Wirklich spannend ist der 960. „Tatort“ allenfalls in der mit Slasher-Motiven angereicherten Auftaktsequenz, doch dafür zählt die Auflösung der Whodunit-Konstruktion nach bewährtem Muster zu denen der kniffligeren Sorte: Alle Obdachlosen, die in der Baracke Unterschlupf gefunden haben, bekommen eine kurze Vorgeschichte, jeder von ihnen hat Motiv und Gelegenheit für den Mord. Über das Schicksal des geistig angeschlagenen Ex-Zirkus-Cowboys Bill (Frank Fink) hätte man allerdings gern mehr erfahren, denn er ist die interessanteste Figur des Krimis. Stattdessen eröffnen die Filmemacher einen anstrengende Nebenhandlung um den kalten Entzug der drogensüchtigen Franzi (Friederike Linke), die in einer Zelle Höllenqualen durchleben muss und sich dennoch zur plauderfreudigen Informationsquelle wandelt.
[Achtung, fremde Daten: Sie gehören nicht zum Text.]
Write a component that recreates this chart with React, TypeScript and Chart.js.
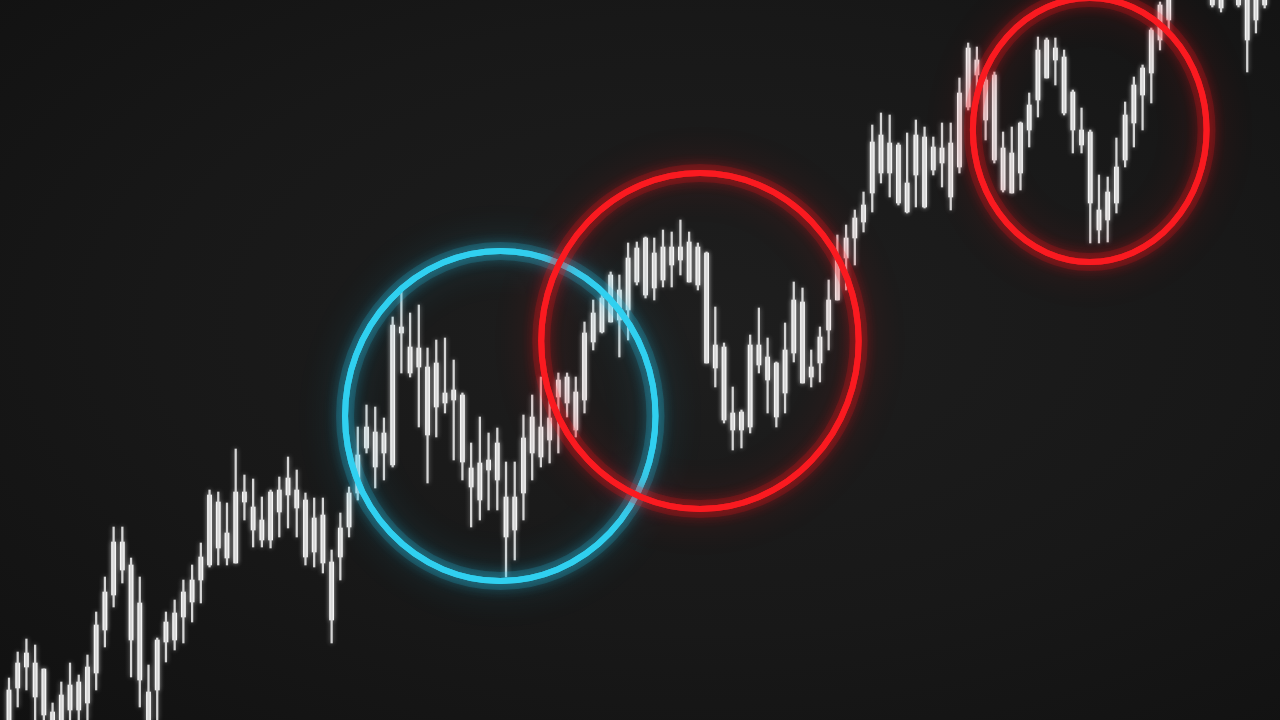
import { useEffect, useRef } from 'react';
import { Chart, registerables } from 'chart.js';

Chart.register(...registerables);

// Candle prices (one entry per session)
const open = [
  -2, 32, 53, 57, 51, 8, -2, 10, 10, 17,
  47, 90, 125, 150, 155, 117, 28, 30, 78, 80,
  103, 118, 140, 155, 218, 187, 157, 218, 190, 180,
  180, 208, 225, 212, 220, 202, 205, 158, 163, 193,
  227, 272, 253, 267, 255, 387, 373, 372, 353, 313,
  317, 330, 325, 252, 220, 250, 240, 223, 223, 227,
  267, 263, 280, 323, 317, 290, 320, 378, 388, 398,
  400, 410, 438, 425, 432, 440, 455, 460, 438, 435,
  467, 375, 373, 307, 290, 293, 355, 363, 357, 327,
  367, 337, 353, 357, 390, 420, 462, 482, 498, 527,
  547, 547, 575, 537, 545, 583, 573, 557, 523, 553,
  613, 660, 640, 645, 572, 527, 547, 590, 620, 642,
  672, 663, 628, 590, 588, 510, 500, 517, 560, 597,
  625, 647, 680, 700, 740, 750, 770, 760, 740, 735,
  728, 715, 730, 725, 730,
];
const high = [
  42, 68, 81, 75, 51, 17, 38, 57, 45, 65,
  108, 143, 193, 193, 162, 143, 55, 82, 108, 120,
  140, 155, 177, 230, 228, 217, 271, 245, 241, 223,
  230, 243, 263, 250, 227, 222, 222, 170, 207, 233,
  293, 315, 313, 302, 403, 430, 407, 415, 372, 380,
  382, 360, 327, 277, 303, 287, 292, 258, 258, 305,
  325, 343, 320, 347, 347, 343, 398, 420, 425, 448,
  445, 477, 478, 483, 482, 490, 488, 500, 488, 477,
  468, 413, 377, 333, 310, 385, 412, 382, 358, 397,
  438, 432, 370, 393, 440, 485, 495, 510, 528, 595,
  607, 605, 577, 587, 600, 593, 583, 597, 597, 642,
  677, 673, 650, 648, 588, 593, 598, 627, 683, 682,
  682, 670, 630, 612, 590, 545, 543, 582, 618, 643,
  655, 692, 718, 740, 780, 790, 780, 770, 750, 750,
  760, 745, 750, 740, 745,
];
const low = [
  -10, 13, 30, -5, -10, -15, -10, 0, -2, 0,
  30, 73, 113, 137, 43, 13, -10, 0, 58, 70,
  77, 98, 117, 153, 155, 155, 157, 200, 173, 173,
  172, 183, 192, 183, 155, 153, 147, 77, 140, 183,
  220, 267, 232, 240, 253, 347, 343, 293, 237, 283,
  307, 260, 240, 193, 200, 210, 210, 143, 160, 200,
  240, 253, 257, 267, 303, 283, 307, 370, 387, 398,
  363, 380, 435, 422, 420, 433, 433, 445, 438, 430,
  357, 333, 297, 270, 272, 287, 347, 307, 293, 307,
  358, 337, 333, 338, 370, 420, 430, 455, 488, 508,
  537, 523, 515, 507, 513, 512, 545, 533, 510, 547,
  610, 620, 580, 557, 528, 527, 530, 573, 603, 642,
  635, 605, 567, 567, 477, 477, 478, 507, 553, 573,
  590, 617, 670, 685, 730, 735, 732, 725, 713, 708,
  723, 713, 648, 687, 712,
];
const close = [
  30, 57, 67, 23, 5, -10, 25, 35, 38, 53,
  95, 128, 178, 178, 80, 40, -2, 80, 98, 107,
  128, 140, 163, 225, 172, 162, 228, 228, 213, 200,
  228, 230, 242, 230, 163, 168, 157, 100, 192, 227,
  265, 293, 288, 287, 395, 393, 347, 353, 285, 357,
  327, 320, 258, 233, 257, 260, 277, 183, 190, 282,
  303, 293, 302, 340, 343, 328, 387, 407, 422, 445,
  430, 462, 472, 482, 467, 473, 473, 473, 478, 473,
  357, 352, 300, 290, 308, 375, 375, 340, 303, 370,
  420, 418, 343, 383, 420, 463, 482, 502, 515, 578,
  585, 577, 517, 508, 585, 513, 550, 572, 577, 627,
  672, 645, 600, 560, 530, 567, 597, 615, 670, 680,
  660, 607, 590, 575, 517, 490, 528, 553, 605, 635,
  652, 690, 715, 730, 770, 780, 740, 735, 715, 712,
  750, 730, 680, 700, 715,
];

// Highlight rings (centre session, centre price, radius in sessions, radius in price)
const ringX = [56.34, 79.24, 123.94];
const ringY = [304, 379, 590];
const ringRX = [17.8, 18.2, 13.4];
const ringRY = [165, 168, 132];
const ringColor = ['#30d0f0', '#fa1a20', '#fa1a20'];
const ringHalo = ['rgba(40,200,240,', 'rgba(255,20,30,', 'rgba(255,20,30,'];

const xMin = -1.03;
const xMax = 145.76;
const yMin = 0;
const yMax = 720;

const candleGlow = {
  id: 'candleGlow',
  beforeDatasetsDraw(chart: any) {
    const ctx = chart.ctx;
    ctx.save();
    ctx.shadowColor = 'rgba(255,255,255,0.45)';
    ctx.shadowBlur = 5;
  },
  afterDatasetsDraw(chart: any) {
    chart.ctx.restore();
  },
};

const rings = {
  id: 'rings',
  afterDatasetsDraw(chart: any) {
    const ctx = chart.ctx;
    const xs = chart.scales.x;
    const ys = chart.scales.y;
    ringX.forEach((cx, i) => {
      const px = xs.getPixelForValue(cx);
      const py = ys.getPixelForValue(ringY[i]);
      const rx = Math.abs(xs.getPixelForValue(cx + ringRX[i]) - px);
      const ry = Math.abs(ys.getPixelForValue(ringY[i] + ringRY[i]) - py);
      const path = () => {
        ctx.beginPath();
        ctx.ellipse(px, py, rx, ry, 0, 0, Math.PI * 2);
      };
      ctx.save();
      // wide soft halo
      ctx.shadowColor = ringHalo[i] + '0.9)';
      ctx.shadowBlur = 40;
      ctx.strokeStyle = ringHalo[i] + '0.18)';
      ctx.lineWidth = 18;
      path();
      ctx.stroke();
      // main stroke
      ctx.shadowBlur = 16;
      ctx.strokeStyle = ringColor[i];
      ctx.lineWidth = 6;
      path();
      ctx.stroke();
      ctx.shadowBlur = 0;
      path();
      ctx.stroke();
      ctx.restore();
    });
  },
};

export default function App() {
  const ref = useRef<HTMLCanvasElement | null>(null);

  useEffect(() => {
    if (!ref.current) return;
    const wicks = high.map((h, i) => ({ x: i, y: [low[i], h] }));
    const bodies = open.map((o, i) => ({ x: i, y: [Math.min(o, close[i]), Math.max(o, close[i])] }));
    const chart = new Chart(ref.current, {
      type: 'bar',
      data: {
        datasets: [
          {
            label: 'wick',
            data: wicks as any,
            backgroundColor: '#d6d6d6',
            barThickness: 1.6,
            grouped: false,
            borderWidth: 0,
          } as any,
          {
            label: 'body',
            data: bodies as any,
            backgroundColor: '#f4f4f4',
            barThickness: 4.2,
            grouped: false,
            borderWidth: 0,
          } as any,
        ],
      },
      options: {
        animation: false,
        responsive: false,
        devicePixelRatio: 1,
        layout: { padding: 0 },
        plugins: { legend: { display: false }, tooltip: { enabled: false } },
        events: [],
        scales: {
          x: { type: 'linear', min: xMin, max: xMax, offset: false, display: false },
          y: { type: 'linear', min: yMin, max: yMax, display: false },
        },
      },
      plugins: [candleGlow, rings],
    });
    return () => chart.destroy();
  }, []);

  return (
    <div
      style={{
        position: 'fixed',
        left: 0,
        top: 0,
        width: 1280,
        height: 720,
        overflow: 'hidden',
        background: 'radial-gradient(ellipse at 55% 45%, #1e1e1e 0%, #181818 55%, #111111 100%)',
      }}
    >
      <canvas ref={ref} width={1280} height={720} style={{ display: 'block' }} />
    </div>
  );
}
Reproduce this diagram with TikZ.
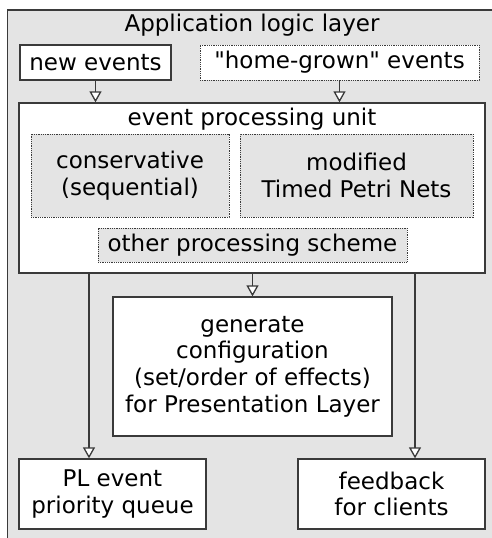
\documentclass[tikz,border=0pt]{standalone}
\usepackage{fontspec}
\setmainfont{DejaVu Sans}[Ligatures=TeXOff]
\usetikzlibrary{arrows.meta}
\definecolor{bggray}{HTML}{E4E4E4}
\definecolor{linegray}{HTML}{3A3A3A}
\tikzset{
  txt/.style={font=\fontsize{23}{26.7}\selectfont},
  box/.style={draw=linegray, line width=1.3pt, fill=white, align=center, inner sep=0pt, txt},
  dotbox/.style={box, line width=0.8pt, dash pattern=on 0.9pt off 0.9pt},
  flow/.style={draw=linegray, line width=1.3pt, -{Triangle[fill=white, width=12pt, length=11pt]}}
}
\begin{document}
\begin{tikzpicture}[x=1pt,y=-1pt]
\useasboundingbox (0,0) rectangle (492,538);
\clip (0,0) rectangle (492,538);
\draw[draw=linegray, line width=1.3pt, fill=bggray] (7.5,10) rectangle (500,545);
\node[txt, anchor=base] (title) at (252,31.7) {Application logic layer};
\node[box, minimum width=151pt, minimum height=35pt] (newev) at (95.5,62.5) {new events};
\node[dotbox, minimum width=279pt, minimum height=35pt] (home) at (339.5,62.5) {"home-grown" events};
\node[box, minimum width=466pt, minimum height=170pt] (epu) at (252,188) {};
\node[txt, anchor=base] (epulabel) at (252,125) {event processing unit};
\node[dotbox, fill=bggray, minimum width=198pt, minimum height=83pt] (cons) at (130,175.5) {conservative\\(sequential)};
\node[dotbox, fill=bggray, minimum width=233pt, minimum height=83pt] (mod) at (356.5,175.5) {modified\\Timed Petri Nets};
\node[dotbox, fill=bggray, minimum width=309pt, minimum height=34pt] (other) at (252.5,245) {other processing scheme};
\node[box, minimum width=279pt, minimum height=139pt] (gen) at (252.5,366.5) {generate\\configuration\\(set/order of effects)\\for Presentation Layer};
\node[box, minimum width=187pt, minimum height=70pt] (pl) at (112.5,494) {PL event\\priority queue};
\node[box, minimum width=187pt, minimum height=70pt] (fb) at (391.5,494) {feedback\\for clients};
\draw[flow] (newev.south) -- (newev.south |- epu.north);
\draw[flow] (home.south) -- (home.south |- epu.north);
\draw[flow] (epu.south -| gen.north) -- (gen.north);
\draw[flow] (epu.south -| 89,0) -- (pl.north -| 89,0);
\draw[flow] (epu.south -| 415,0) -- (fb.north -| 415,0);
\end{tikzpicture}
\end{document}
Dieser wenig glaubwürdige Auftritt trieft aber zumindest nicht so vor Klischees wie der des überzeichneten Dieter-Bohlen-Verschnitts Jürgen Evers („Den Ausgang triffst du eher als deine Töne!“) oder die Eskapaden von Bilderbuch-Punk Lucky (Kai Malina), der Badreiniger mit Apfelgeruch schonmal als Deo zweckentfremdet.
Fazit: Ed Herzogs „Tatort: Côte d'Azur“ ist ein weiterer wenig aufregender Bodensee-„Tatort“ in nicht zum Erstausstrahlungstermin passender weihnachtlicher Kulisse.